Reproduce the listing exactly and skip over any pictures.

# # # # #

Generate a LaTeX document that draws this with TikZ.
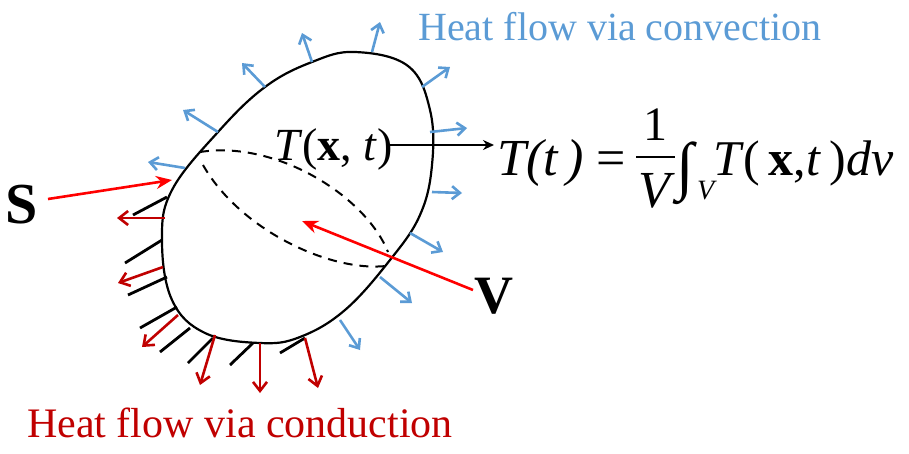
\documentclass[tikz,border=0pt]{standalone}
\usepackage{fontspec}
\setmainfont{Liberation Serif}
\usetikzlibrary{arrows.meta}
\definecolor{cblue}{RGB}{91,155,213}
\definecolor{cred}{RGB}{192,0,0}
\begin{document}
\begin{tikzpicture}[x=1pt,y=-1pt,
  conv/.style={draw=cblue,line width=2.6pt,-{Straight Barb[length=8pt,width=13pt,line width=2.6pt]}},
  cond/.style={draw=cred,line width=2.6pt,-{Straight Barb[length=9pt,width=14pt,line width=2.6pt]}},
  hatch/.style={line width=2.8pt},
  lab/.style={inner sep=0pt,anchor=base west}]
\useasboundingbox (0,0) rectangle (909,453);
% blob
\draw[line width=2.2pt] plot[smooth cycle,tension=0.65] coordinates{(218,132)(265,87)(312,62)(355,52)(408,66)(430,110)(432,165)(420,215)(390,260)(345,310)(300,337)(260,343)(205,333)(172,300)(162,240)(172,190)};
% dashed ellipse
\draw[line width=2pt,dash pattern=on 9pt off 7pt] (200,152) .. controls (275,140) and (365,195) .. (388,252);
\draw[line width=2pt,dash pattern=on 9pt off 7pt] (203,165) .. controls (240,230) and (330,272) .. (386,266);
% hatch
\draw[hatch] (167,197)--(133,215) (162,240)--(125,263) (167,277)--(128,295) (177,307)--(140,328) (190,328)--(160,352) (213,338)--(188,363) (253,343)--(230,365) (305,338)--(280,353);
% conduction arrows
\foreach \sx/\sy/\ex/\ey [count=\i] in {165/218/117/218, 163/267/118/283, 178/315/142/347, 215/335/200/385, 260/343/260/393, 305/338/318/388}{
  \coordinate (c\i s) at (\sx,\sy); \coordinate (c\i e) at (\ex,\ey);
  \draw[cond] (c\i s)--(c\i e);}
% convection arrows
\foreach \sx/\sy/\ex/\ey [count=\i] in {312/62/302/33, 372/52/380/22, 422/87/450/67, 430/132/467/128, 432/192/462/193, 410/233/443/252, 380/277/412/303, 340/320/360/350, 265/87/242/63, 218/132/183/110, 185/168/148/162}{
  \coordinate (v\i s) at (\sx,\sy); \coordinate (v\i e) at (\ex,\ey);
  \draw[conv] (v\i s)--(v\i e);}
% S and V
\node[font=\bfseries\fontsize{58}{58}\selectfont,inner sep=0pt] (S) at (22,205) {S};
\coordinate (Ss) at (48,199); \coordinate (Se) at (172,180);
\draw[red,line width=2.6pt,-{Stealth[length=16pt,width=13pt]}] (Ss)--(Se);
\node[font=\bfseries\fontsize{54}{54}\selectfont,inner sep=0pt] (V) at (494,296) {V};
\coordinate (Vs) at (473,290); \coordinate (Ve) at (302,221);
\draw[red,line width=2.6pt,-{Stealth[length=16pt,width=13pt]}] (Vs)--(Ve);
% T(x,t)
\node[lab,font=\fontsize{46}{46}\selectfont] (T) at (274,160) {\textit{T}(\textbf{x}, \textit{t})};
\coordinate (Ts) at (390,145); \coordinate (Te) at (494,145);
\draw[line width=2pt,-{Stealth[length=11pt,width=10pt]}] (Ts) -- (Te);
% formula
\node[lab,font=\itshape\fontsize{52}{52}\selectfont] (f1) at (497,175) {T(t\,)};
\node[lab,font=\fontsize{52}{52}\selectfont] (eq) at (596,175) {=};
\node[lab,font=\fontsize{48}{48}\selectfont] (one) at (643,140) {1};
\draw[line width=2pt] (636,157)--(675,157);
\node[lab,font=\itshape\fontsize{52}{52}\selectfont] (Vd) at (638,207) {V};
\node[lab,font=\fontsize{64}{64}\selectfont] (int) at (676,187) {∫};
\node[lab,font=\itshape\fontsize{28}{28}\selectfont] (Vs2) at (697,199) {V};
\node[lab,font=\fontsize{50}{50}\selectfont] (f2) at (713,175) {\textit{T}(\,\textbf{x},\textit{t}\,)\textit{dv}};
% captions
\node[lab,font=\fontsize{40}{40}\selectfont,text=cblue] (hc) at (418,40) {Heat flow via convection};
\node[lab,font=\fontsize{42}{42}\selectfont,text=cred] (hd) at (27,437) {Heat flow via conduction};
\end{tikzpicture}
\end{document}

# # # # #

### Answer in full
Generate a LaTeX document that draws this with TikZ.
\documentclass[tikz,border=0pt]{standalone}
\usepackage{fontspec}
\setmainfont{Liberation Serif}
\usetikzlibrary{arrows.meta}
\definecolor{cblue}{RGB}{91,155,213}
\definecolor{cred}{RGB}{192,0,0}
\begin{document}
\begin{tikzpicture}[x=1pt,y=-1pt,
  conv/.style={draw=cblue,line width=2.6pt,-{Straight Barb[length=8pt,width=13pt,line width=2.6pt]}},
  cond/.style={draw=cred,line width=2.6pt,-{Straight Barb[length=9pt,width=14pt,line width=2.6pt]}},
  hatch/.style={line width=2.8pt},
  lab/.style={inner sep=0pt,anchor=base west}]
\useasboundingbox (0,0) rectangle (909,453);
% blob
\draw[line width=2.2pt] plot[smooth cycle,tension=0.65] coordinates{(218,132)(265,87)(312,62)(355,52)(408,66)(430,110)(432,165)(420,215)(390,260)(345,310)(300,337)(260,343)(205,333)(172,300)(162,240)(172,190)};
% dashed ellipse
\draw[line width=2pt,dash pattern=on 9pt off 7pt] (200,152) .. controls (275,140) and (365,195) .. (388,252);
\draw[line width=2pt,dash pattern=on 9pt off 7pt] (203,165) .. controls (240,230) and (330,272) .. (386,266);
% hatch
\draw[hatch] (167,197)--(133,215) (162,240)--(125,263) (167,277)--(128,295) (177,307)--(140,328) (190,328)--(160,352) (213,338)--(188,363) (253,343)--(230,365) (305,338)--(280,353);
% conduction arrows
\foreach \sx/\sy/\ex/\ey [count=\i] in {165/218/117/218, 163/267/118/283, 178/315/142/347, 215/335/200/385, 260/343/260/393, 305/338/318/388}{
  \coordinate (c\i s) at (\sx,\sy); \coordinate (c\i e) at (\ex,\ey);
  \draw[cond] (c\i s)--(c\i e);}
% convection arrows
\foreach \sx/\sy/\ex/\ey [count=\i] in {312/62/302/33, 372/52/380/22, 422/87/450/67, 430/132/467/128, 432/192/462/193, 410/233/443/252, 380/277/412/303, 340/320/360/350, 265/87/242/63, 218/132/183/110, 185/168/148/162}{
  \coordinate (v\i s) at (\sx,\sy); \coordinate (v\i e) at (\ex,\ey);
  \draw[conv] (v\i s)--(v\i e);}
% S and V
\node[font=\bfseries\fontsize{58}{58}\selectfont,inner sep=0pt] (S) at (22,205) {S};
\coordinate (Ss) at (48,199); \coordinate (Se) at (172,180);
\draw[red,line width=2.6pt,-{Stealth[length=16pt,width=13pt]}] (Ss)--(Se);
\node[font=\bfseries\fontsize{54}{54}\selectfont,inner sep=0pt] (V) at (494,296) {V};
\coordinate (Vs) at (473,290); \coordinate (Ve) at (302,221);
\draw[red,line width=2.6pt,-{Stealth[length=16pt,width=13pt]}] (Vs)--(Ve);
% T(x,t)
\node[lab,font=\fontsize{46}{46}\selectfont] (T) at (274,160) {\textit{T}(\textbf{x}, \textit{t})};
\coordinate (Ts) at (390,145); \coordinate (Te) at (494,145);
\draw[line width=2pt,-{Stealth[length=11pt,width=10pt]}] (Ts) -- (Te);
% formula
\node[lab,font=\itshape\fontsize{52}{52}\selectfont] (f1) at (497,175) {T(t\,)};
\node[lab,font=\fontsize{52}{52}\selectfont] (eq) at (596,175) {=};
\node[lab,font=\fontsize{48}{48}\selectfont] (one) at (643,140) {1};
\draw[line width=2pt] (636,157)--(675,157);
\node[lab,font=\itshape\fontsize{52}{52}\selectfont] (Vd) at (638,207) {V};
\node[lab,font=\fontsize{64}{64}\selectfont] (int) at (676,187) {∫};
\node[lab,font=\itshape\fontsize{28}{28}\selectfont] (Vs2) at (697,199) {V};
\node[lab,font=\fontsize{50}{50}\selectfont] (f2) at (713,175) {\textit{T}(\,\textbf{x},\textit{t}\,)\textit{dv}};
% captions
\node[lab,font=\fontsize{40}{40}\selectfont,text=cblue] (hc) at (418,40) {Heat flow via convection};
\node[lab,font=\fontsize{42}{42}\selectfont,text=cred] (hd) at (27,437) {Heat flow via conduction};
\end{tikzpicture}
\end{document}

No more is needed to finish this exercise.